Intanto le nostre case sono punti di riferimento, luoghi di vera fraternità, di vera accoglienza, dove i sacerdoti diocesani e anche religiosi si sentono accolti. Io ho vissuto molti anni a Collevalenza e ho potuto constatare quanti sacerdoti sono passati tra noi, forse migliaia. Essi si sono sentiti accolti, si sono riconciliati spiritualmente e materialmente. La Madre Speranza a Collevalenza ha voluto pure un centro di accoglienza per i sacerdoti anziani e non completamente autonomi. Altrove le nostre Comunità cercano di realizzare case di accoglienza secondo le necessità delle singole diocesi, il nostro lavoro infatti si inserisce nella pastorale diocesana; spesso non si possono fare grandi cose come a Collevalenza, ma lo spirito è sempre lo stesso. La Comunità del Santuario ha fatto un grande lavoro di aggiornamento teologico, sia nei primi anni del Concilio sia successivamente ed ha sempre cercato di essere al passo con i tempi, inserendosi nelle linee pastorali tracciate dalla Chiesa italiana. Da anni ormai Collevalenza è un centro di incontro non solo per i sacerdoti, ma anche per i Vescovi di tutta Italia, che vi convengono per discutere le attività e i documenti pastorali più significativi. Certo, l'atmosfera di Collevalenza ormai è unica; la venuta del Santo Padre, le riunioni dell'Episcopato italiano e l'intenso lavoro con i sacerdoti ne hanno fatto un luogo speciale in Italia.

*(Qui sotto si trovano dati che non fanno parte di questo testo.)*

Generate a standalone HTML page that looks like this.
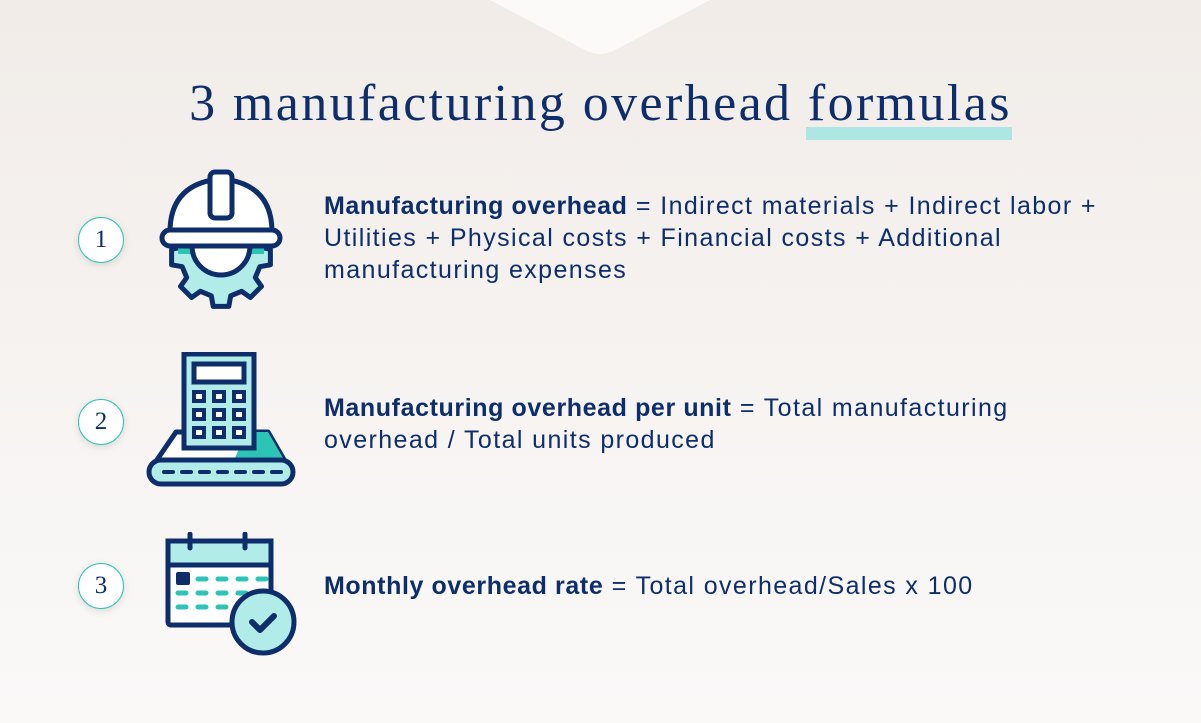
<!DOCTYPE html>
<html><head><meta charset="utf-8"><style>
body{margin:0;width:1201px;height:723px;overflow:hidden;background:linear-gradient(#f1ece8,#f9f7f6 80%,#faf9f8);position:relative;font-family:"Liberation Sans",sans-serif;color:#0d2d6b}
.title{position:absolute;left:0;width:1201px;top:74px;text-align:center;font-family:"Liberation Serif",serif;font-size:52px;color:#0d2d6b;letter-spacing:2.4px}
.ul{position:absolute;left:806px;top:127px;width:206px;height:13px;background:#aee6e2}
.num{position:absolute;left:78px;width:44px;height:44px;border-radius:50%;background:#fff;border:1.5px solid #2cc4b5;box-shadow:0 2px 8px rgba(0,0,0,.12);font-family:"Liberation Serif",serif;font-size:25px;text-align:center;line-height:44px}
.txt{position:absolute;left:324px;font-size:25px;line-height:32px;letter-spacing:1.4px;color:#0d2d6b}
.txt b{font-weight:bold;letter-spacing:0.6px}
svg{position:absolute}
</style></head><body>
<svg style="left:490px;top:0" width="220" height="56"><path d="M0 0 L95 50 Q110 58 125 50 L220 0 Z" fill="#fbfaf9"/></svg>
<div class="ul"></div>
<div class="title">3 manufacturing overhead formulas</div>

<div class="num" style="top:217px">1</div>
<div class="num" style="top:399px">2</div>
<div class="num" style="top:563px">3</div>

<svg style="left:158px;top:166px" width="126" height="146" viewBox="0 0 126 146">
<g transform="translate(0,-4)">
<polygon points="101.8,85.3 112.4,87.2 112.4,102.8 101.8,104.7 97.3,115.6 103.5,124.4 92.4,135.5 83.6,129.3 72.7,133.8 70.8,144.4 55.2,144.4 53.3,133.8 42.4,129.3 33.6,135.5 22.5,124.4 28.7,115.6 24.2,104.7 13.6,102.8 13.6,87.2 24.2,85.3 28.7,74.4 22.5,65.6 33.6,54.5 42.4,60.7 53.3,56.2 55.2,45.6 70.8,45.6 72.7,56.2 83.6,60.7 92.4,54.5 103.5,65.6 97.3,74.4" fill="#b2ece8" stroke="#0d2d6b" stroke-width="5" stroke-linejoin="round"/>
</g>
<path d="M20 82 h18 v6 h-18z M88 82 h18 v6 h-18z" fill="#2cc4b5"/>
<path d="M34 80 a29 29 0 0 0 58 0" fill="#fff" stroke="#0d2d6b" stroke-width="5"/>
<path d="M12 66 Q12 22 54 14 h18 Q114 22 114 66" fill="#fff" stroke="#0d2d6b" stroke-width="5"/>
<rect x="52" y="6" width="22" height="46" rx="5" fill="#fff" stroke="#0d2d6b" stroke-width="5"/>
<rect x="4" y="64" width="118" height="16" rx="8" fill="#fff" stroke="#0d2d6b" stroke-width="5"/>
</svg>

<svg style="left:146px;top:352px" width="150" height="136" viewBox="0 0 150 136">
<path d="M30 80 h92 l22 38 h-140z" fill="#fff" stroke="#0d2d6b" stroke-width="5" stroke-linejoin="round"/>
<path d="M100 80 h22 l22 38 h-60z" fill="#2cc4b5"/>
<rect x="3" y="108" width="144" height="24" rx="12" fill="#b2ece8" stroke="#0d2d6b" stroke-width="5"/>
<path d="M18 120 h120" stroke="#0d2d6b" stroke-width="4" stroke-dasharray="9 9" stroke-linecap="round"/>
<rect x="38" y="2" width="70" height="94" fill="#b2ece8" stroke="#0d2d6b" stroke-width="5"/>
<rect x="48" y="12" width="50" height="18" fill="#fff" stroke="#0d2d6b" stroke-width="5"/>
<g fill="#fff" stroke="#0d2d6b" stroke-width="4">
<rect x="48" y="40" width="10" height="9"/><rect x="68" y="40" width="10" height="9"/><rect x="88" y="40" width="10" height="9"/>
<rect x="48" y="58" width="10" height="9"/><rect x="68" y="58" width="10" height="9"/><rect x="88" y="58" width="10" height="9"/>
<rect x="48" y="76" width="10" height="9"/><rect x="68" y="76" width="10" height="9"/><rect x="88" y="76" width="10" height="9"/></g>
</svg>

<svg style="left:160px;top:532px" width="140" height="126" viewBox="0 0 140 126">
<rect x="8" y="9" width="103" height="84" rx="3" fill="#fff" stroke="#0d2d6b" stroke-width="5"/>
<rect x="8" y="9" width="103" height="24" fill="#b2ece8" stroke="#0d2d6b" stroke-width="5"/>
<path d="M30 2v14M85 2v14" stroke="#0d2d6b" stroke-width="5" stroke-linecap="round"/>
<rect x="16" y="40" width="14" height="13" rx="2" fill="#0d2d6b"/>
<g stroke="#2cc4b5" stroke-width="5" stroke-linecap="round"><path d="M38 47h70" stroke-dasharray="8 12"/><path d="M18 61h70" stroke-dasharray="8 12"/><path d="M18 75h50" stroke-dasharray="8 12"/></g>
<circle cx="103" cy="90" r="31" fill="#b2ece8" stroke="#0d2d6b" stroke-width="5"/>
<path d="M92 90 l8 8 14 -14" fill="none" stroke="#0d2d6b" stroke-width="6" stroke-linecap="round" stroke-linejoin="round"/>
</svg>

<div class="txt" style="top:190px"><b>Manufacturing overhead</b> = Indirect materials + Indirect labor +<br>Utilities + Physical costs + Financial costs + Additional<br>manufacturing expenses</div>
<div class="txt" style="top:392px"><b>Manufacturing overhead per unit</b> = Total manufacturing<br>overhead / Total units produced</div>
<div class="txt" style="top:570px"><b>Monthly overhead rate</b> = Total overhead/Sales x 100</div>
</body></html>
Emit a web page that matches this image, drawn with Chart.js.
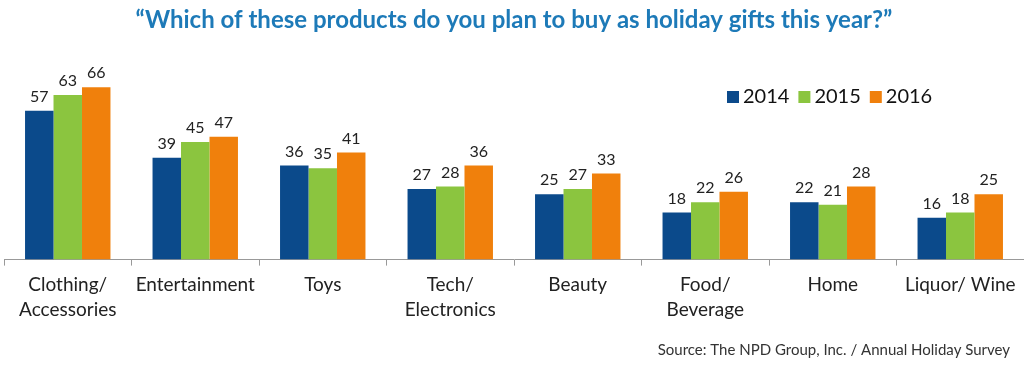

Presso il Santuario dell'Amore Misericordioso, dove si avverte ancora la presenza viva della Madre, i sacerdoti si accorgono di trovarsi in un luogo privilegiato. Ma si cerca di lavorare bene anche nelle altre case della nostra Congregazione. A Perugia, ad esempio, accogliamo moltissimi sacerdoti di ogni parte del mondo che si fermano con noi per alcuni mesi, il tempo per imparare un po' di italiano presso l'Università per stranieri. Con noi convivono anche l'Arcivescovo di Perugia e il Vescovo emerito di Città di Castello. La nostra Comunità religiosa cerca di dare l'esempio nella preghiera e nel lavoro. I sacerdoti di passaggio mostrano di apprezzare i nostri sforzi. Mi è capitato di sentire un sacerdote polacco che, parlando al telefono con un connazionale, diceva di trovarsi bene, esattamente come in famiglia. Credo che questo sia ciò che la Madre voleva per i sacerdoti, attraverso di noi, non per carità, ma per giustizia.

Questo ritengo sia il nostro fine principale, la nostra via di santificazione: fare comunità con i sacerdoti, secondo l'insegnamento del Concilio e dei nostri Vescovi.

 

 

Grazie a padre Ignazi che ci ha fatto conoscere in maniera concreta alcuni esempi di vita comune con i sacerdoti, come egli ha detto per la carità di tutti.